Excellent review - I was at the Cajundome as a volunteer, and it was truly amazing to see how this small city was run so smoothly. It was really interesting to read some of the behind-the-scenes information, the results of which were part of my experience. I remember the Red Cross people pretty much stayed in their air conditioned quarters, staying cool. They would come out occasionally, clean and fresh, with their clipboards, to the outside area where we volunteers were working tirelessly sorting contributions in the searing heat, and say "good job!" and go back into their isolated area. How patronizing! I worked on the meal service, too, sometimes - it was truly amazing how that amount of people could be fed GOOD FOOD, so quickly and courteously! Lafayette truly rose to the occasion without red tape or fuss. Volunteers came from all over the country, at their own expense and without being asked. Once there, it was up to everyone to make up his or her own job and get things done. It was an incredible experience and I thought this book gave a really nice picture of it, at least from one who was there.
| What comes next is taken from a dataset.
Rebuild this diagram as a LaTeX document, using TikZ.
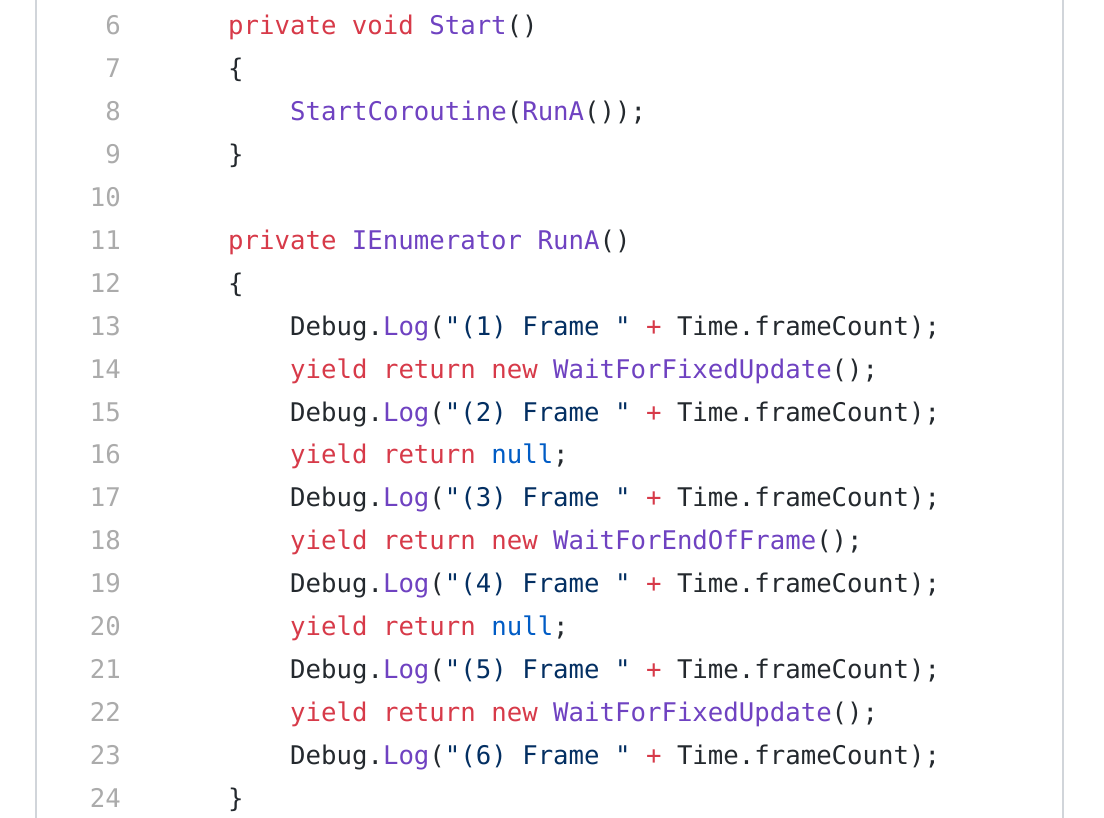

Acadiana responds to disaster

While world-wide attention was given to the many Katrina horror stories that took place in the Superdome and Morial Convention Center in New Orleans, little notice was taken of a very different story that occurred in the Cajundome of Lafayette, also filled with a multitude the storm displaced. The Cajundome, in fact, had to cope with a double whammy when days after Katrina struck, Hurricane Rita pummeled the western Louisiana coast sending yet more refugees to the facility. The staff of the Cajundome and volunteers, many of them descendants of the refugees of the Acadian Diaspora of 1755, on the whole welcomed the 21st century refugees with empathy, kindness, efficiency, and ingenuity. This is the story that Ann B. Dobie tells in her lucid, well-written, and moving chronicle of the 58 days in 2005 during which the Cajundome was used as a shelter. There are villains also in this story, but the overwhelming emphasis of the book is on the success of the effort to provide shelter and comfort to those made homeless by the two disasters, when the Cajundome staff and the many volunteers treated those fleeing the storms more like guests than intruders. There is much to be learned from this book. It should be required reading for all those involved in disaster planning. The book also amply illustrates the qualities of the people of Acadian Louisiana who have long made it a good and human place to live. I recommend this book very highly.